Retül's newest software version even prompts the user as to where to place the wand for a complete characterization. Total time from start to finish is less than ten minutes and the resultant computerized bicycle model contains all of the pertinent setup information that can then be transferred over to another bicycle frame or piece of equipment.
Lessons learned
It turns out that the aero bar swap will be anything but a mere plug-and-play operation. Vande Velde's new 3T Brezza setup uses a level base bar while his old Oval Concepts A911 JetStream has 80mm of drop. Moreover, the Oval base bar grips are positioned substantially further forward.
As a result, team mechanics will have to use a healthy stack of spacers to recreate the height differential between the base bar grips and the aero extensions, and the stem clamp position will have to be substantially lower and further back than before. Complicating matters is Vande Velde's rather extreme amount of handlebar drop relative to his saddle height and his Felt DA's integrated Bayonet front end.

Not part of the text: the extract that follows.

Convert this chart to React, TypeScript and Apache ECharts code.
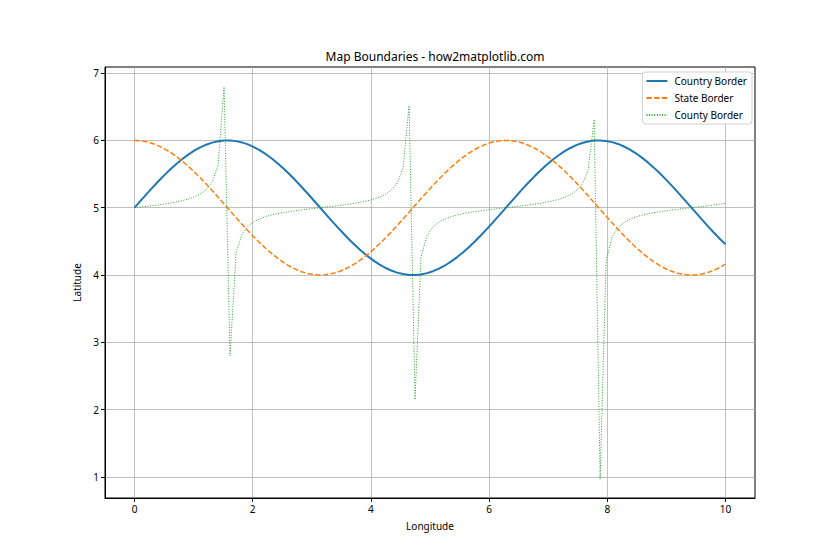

As a temporary solution, Felt had to insert an extra segment into the DA's articulated stem so the team could at least make the best use of its limited - and pricey - wind tunnel time but the decidedly Rube Goldberg-like contraption is certainly less than ideal. Ultimately, Vande Velde - and others in his situation - will require custom stems and Felt may even have to modify the upper portion of its Bayonet fork system to accommodate the extreme position.

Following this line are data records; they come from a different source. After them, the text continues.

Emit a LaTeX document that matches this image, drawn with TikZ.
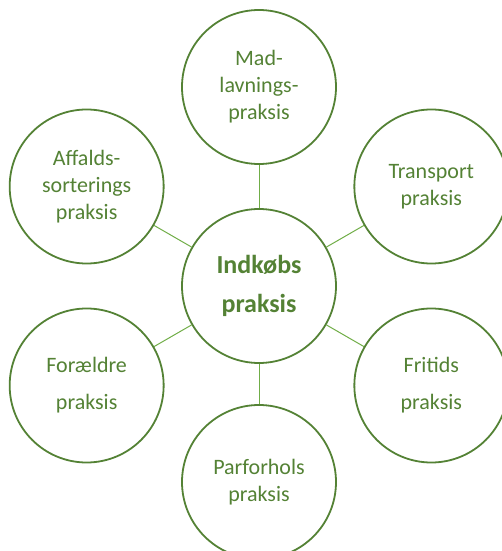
\documentclass[tikz,border=0pt]{standalone}
\usepackage{fontspec}
\setmainfont{Carlito}
\usepackage{xcolor}
\usetikzlibrary{positioning}
\definecolor{darkgreen}{HTML}{548235}
\definecolor{lightgreen}{HTML}{70AD47}
\tikzset{
    base/.style={draw=darkgreen, line width=1.8pt, circle, fill=white, text=darkgreen, align=center, inner sep=0pt, minimum size=154pt},
    hub/.style={base, font=\fontsize{26}{39}\selectfont\bfseries},
    spoke/.style={base, font=\fontsize{22}{27}\selectfont},
    widespoke/.style={base, font=\fontsize{22}{37}\selectfont},
    link/.style={draw=lightgreen, line width=1pt}
}

\begin{document}
\begin{tikzpicture}
    \useasboundingbox (-259pt,-265pt) rectangle (242pt,286pt);

    \node [hub] (Indkob) at (0,0) {Indkøbs\\praksis};
    \node [spoke] (Mad) at (90:199pt) {Mad-\\lavnings-\\praksis};
    \node [spoke] (Transport) at (30:199pt) {Transport\\praksis};
    \node [widespoke] (Fritid) at (-30:199pt) {Fritids\\praksis};
    \node [spoke] (Parforhold) at (-90:196pt) {Parforhols\\praksis};
    \node [widespoke] (Foraeldre) at (-150:199pt) {Forældre\\praksis};
    \node [spoke] (Affald) at (150:199pt) {Affalds-\\sorterings\\praksis};

    \draw [link] (Indkob) -- (Mad);
    \draw [link] (Indkob) -- (Transport);
    \draw [link] (Indkob) -- (Fritid);
    \draw [link] (Indkob) -- (Parforhold);
    \draw [link] (Indkob) -- (Foraeldre);
    \draw [link] (Indkob) -- (Affald);
\end{tikzpicture}
\end{document}
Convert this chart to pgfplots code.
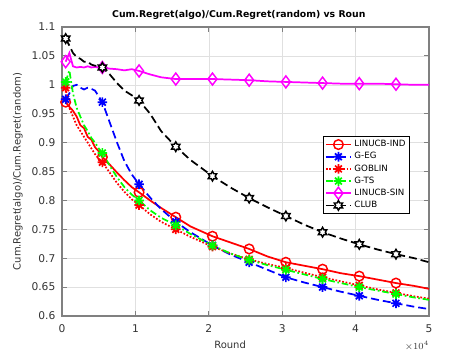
\documentclass[border=0pt]{standalone}
\usepackage{pgfplots}
\pgfplotsset{compat=1.18}
\usepackage{fontspec}
\setmainfont{DejaVu Sans}
\definecolor{mmag}{rgb}{1,0,1}
\definecolor{mgreen}{rgb}{0,1,0}
\pgfdeclareplotmark{hexagram}{%
  \pgfpathmoveto{\pgfpointpolar{90}{\pgfplotmarksize}}%
  \pgfpathlineto{\pgfpointpolar{120}{0.577\pgfplotmarksize}}%
  \pgfpathlineto{\pgfpointpolar{150}{\pgfplotmarksize}}%
  \pgfpathlineto{\pgfpointpolar{180}{0.577\pgfplotmarksize}}%
  \pgfpathlineto{\pgfpointpolar{210}{\pgfplotmarksize}}%
  \pgfpathlineto{\pgfpointpolar{240}{0.577\pgfplotmarksize}}%
  \pgfpathlineto{\pgfpointpolar{270}{\pgfplotmarksize}}%
  \pgfpathlineto{\pgfpointpolar{300}{0.577\pgfplotmarksize}}%
  \pgfpathlineto{\pgfpointpolar{330}{\pgfplotmarksize}}%
  \pgfpathlineto{\pgfpointpolar{0}{0.577\pgfplotmarksize}}%
  \pgfpathlineto{\pgfpointpolar{30}{\pgfplotmarksize}}%
  \pgfpathlineto{\pgfpointpolar{60}{0.577\pgfplotmarksize}}%
  \pgfpathclose
  \pgfusepathqfillstroke}
\pgfdeclareplotmark{mstar}{%
  \pgfpathmoveto{\pgfqpoint{-\pgfplotmarksize}{0pt}}\pgfpathlineto{\pgfqpoint{\pgfplotmarksize}{0pt}}%
  \pgfpathmoveto{\pgfqpoint{0pt}{-\pgfplotmarksize}}\pgfpathlineto{\pgfqpoint{0pt}{\pgfplotmarksize}}%
  \pgfpathmoveto{\pgfpointpolar{45}{\pgfplotmarksize}}\pgfpathlineto{\pgfpointpolar{225}{\pgfplotmarksize}}%
  \pgfpathmoveto{\pgfpointpolar{135}{\pgfplotmarksize}}\pgfpathlineto{\pgfpointpolar{315}{\pgfplotmarksize}}%
  \pgfusepathqstroke}
\pgfplotstableread{
x     ind    eg     gob    ts     sin    club
500   0.970  0.975  0.995  1.005  1.040  1.080
1000  0.962  0.985  0.960  1.025  1.055  1.068
1500  0.955  0.998  0.945  0.985  1.032  1.055
2000  0.945  1.000  0.930  0.960  1.030  1.048
2500  0.930  0.995  0.920  0.945  1.031  1.045
3000  0.925  0.992  0.910  0.930  1.030  1.040
3500  0.910  0.995  0.900  0.920  1.032  1.040
4000  0.905  0.993  0.890  0.908  1.030  1.035
4500  0.892  0.990  0.880  0.900  1.031  1.033
5000  0.885  0.980  0.872  0.890  1.030  1.033
5500  0.875  0.970  0.866  0.882  1.030  1.030
6500  0.862  0.935  0.848  0.860  1.028  1.018
7500  0.848  0.900  0.830  0.840  1.027  1.003
8500  0.835  0.868  0.815  0.823  1.025  0.990
9500  0.823  0.845  0.802  0.810  1.027  0.982
10500 0.814  0.828  0.792  0.800  1.024  0.973
12000 0.800  0.805  0.776  0.783  1.018  0.950
13500 0.787  0.785  0.763  0.770  1.013  0.920
15500 0.771  0.763  0.750  0.757  1.010  0.893
17500 0.755  0.745  0.737  0.742  1.010  0.870
20500 0.738  0.722  0.720  0.722  1.010  0.842
23000 0.727  0.706  0.708  0.708  1.009  0.822
25500 0.716  0.693  0.698  0.697  1.008  0.804
28000 0.703  0.680  0.690  0.688  1.006  0.788
30500 0.693  0.667  0.683  0.680  1.005  0.773
33000 0.687  0.658  0.675  0.672  1.004  0.758
35500 0.681  0.650  0.667  0.664  1.003  0.745
38000 0.674  0.642  0.660  0.657  1.002  0.734
40500 0.669  0.635  0.653  0.650  1.002  0.724
43000 0.663  0.628  0.646  0.644  1.002  0.715
45500 0.657  0.622  0.640  0.638  1.001  0.707
48000 0.652  0.616  0.634  0.632  1.000  0.700
50000 0.647  0.612  0.630  0.628  1.000  0.693
}\datatable
\begin{document}
\begin{tikzpicture}
\useasboundingbox (0,0) rectangle (355.5pt,266.25pt);
\begin{axis}[
  at={(46.5pt,29.25pt)}, anchor=south west,
  scale only axis, width=275.25pt, height=216.75pt,
  xmin=0, xmax=50000, ymin=0.6, ymax=1.1,
  xtick={0,10000,20000,30000,40000,50000},
  ytick={0.6,0.65,...,1.1},
  yticklabels={0.6,0.65,0.7,0.75,0.8,0.85,0.9,0.95,1,1.05,1.1},
  scaled x ticks=base 10:-4,
  tick scale binop=\times,
  every x tick scale label/.style={at={(axis description cs:0.967,-0.09)}, anchor=center, inner sep=0pt, font=\fontsize{7.5}{9}\selectfont, text=black!80},
  /pgf/number format/assume math mode=true,
  tick label style={font=\fontsize{8}{9}\selectfont, text=black!80},
  yticklabel style={xshift=-1.5pt},
  xticklabel style={yshift=-3pt},
  grid=major,
  major grid style={black!12, line width=0.4pt},
  axis line style={black!50, line width=1pt},
  tick style={black!50, line width=0.8pt},
  major tick length=4pt,
  title={\textbf{Cum.Regret(algo)/Cum.Regret(random) vs Roun}},
  title style={font=\fontsize{7}{9}\selectfont, yshift=-4pt, xshift=-5pt},
  xlabel={Round},
  xlabel style={font=\fontsize{7.5}{9}\selectfont, text=black!80, at={(axis description cs:0.458,-0.1)}, anchor=center},
  ylabel={Cum.Regret(algo)/Cum.Regret(random)},
  ylabel style={font=\fontsize{7.5}{9}\selectfont, text=black!80, at={(axis description cs:-0.12,0.5)}, anchor=center},
  legend style={at={(0.948,0.623)}, anchor=north east, font=\fontsize{6.5}{7.5}\selectfont, draw=black, line width=0.6pt, inner sep=1pt, row sep=-1.2pt, fill=white},
  legend cell align=left,
  legend image code/.code={\draw[mark indices={2}] plot coordinates {(0cm,0cm) (0.33cm,0cm) (0.66cm,0cm)};},
  every axis plot/.append style={line width=1.3pt, mark indices={1,11,16,19,21,23,25,27,29,31}},
]
\addplot[red, solid, mark=o, mark size=3.6pt, mark options={fill=white, solid, line width=1.1pt}] table[x=x,y=ind] {\datatable};
\addlegendentry{LINUCB-IND}
\addplot[blue, dash pattern=on 6pt off 3pt, mark=mstar, mark size=3.6pt, mark options={solid, line width=1.3pt}] table[x=x,y=eg] {\datatable};
\addlegendentry{G-EG}
\addplot[red, dash pattern=on 1.3pt off 1.3pt, mark=mstar, mark size=3.6pt, mark options={solid, line width=1.3pt}] table[x=x,y=gob] {\datatable};
\addlegendentry{GOBLIN}
\addplot[mgreen, dash pattern=on 5pt off 2pt on 1.3pt off 2pt, mark=mstar, mark size=3.6pt, mark options={solid, line width=1.3pt}] table[x=x,y=ts] {\datatable};
\addlegendentry{G-TS}
\addplot[mmag, solid, mark=diamond, mark size=4.5pt, mark options={fill=white, solid, line width=1.1pt}] table[x=x,y=sin] {\datatable};
\addlegendentry{LINUCB-SIN}
\addplot[black, dash pattern=on 6pt off 3pt, mark=hexagram, mark size=3.6pt, mark options={fill=white, solid, line width=1.1pt}] table[x=x,y=club] {\datatable};
\addlegendentry{CLUB}
\end{axis}
\end{tikzpicture}
\end{document}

The Retül system also revealed that Vande Velde's slight lower body asymmetries puts more pressure on one side of his saddle than the other, thus resulting in different rates of wear and compression. Most riders would never notice such a difference but it can have very significant effects on power output and long-term comfort for a rider of Vande Velde's caliber.
The solution? Vande Velde will have to swap out his fi'zi:k saddle at unusually short intervals - perhaps as little as a single month - in order to maintain a constant position for that critical contact point. With the help of Retül's new Zin tool, though, team mechanics will at least be able to make sure that each replacement is exactly where it's supposed to be.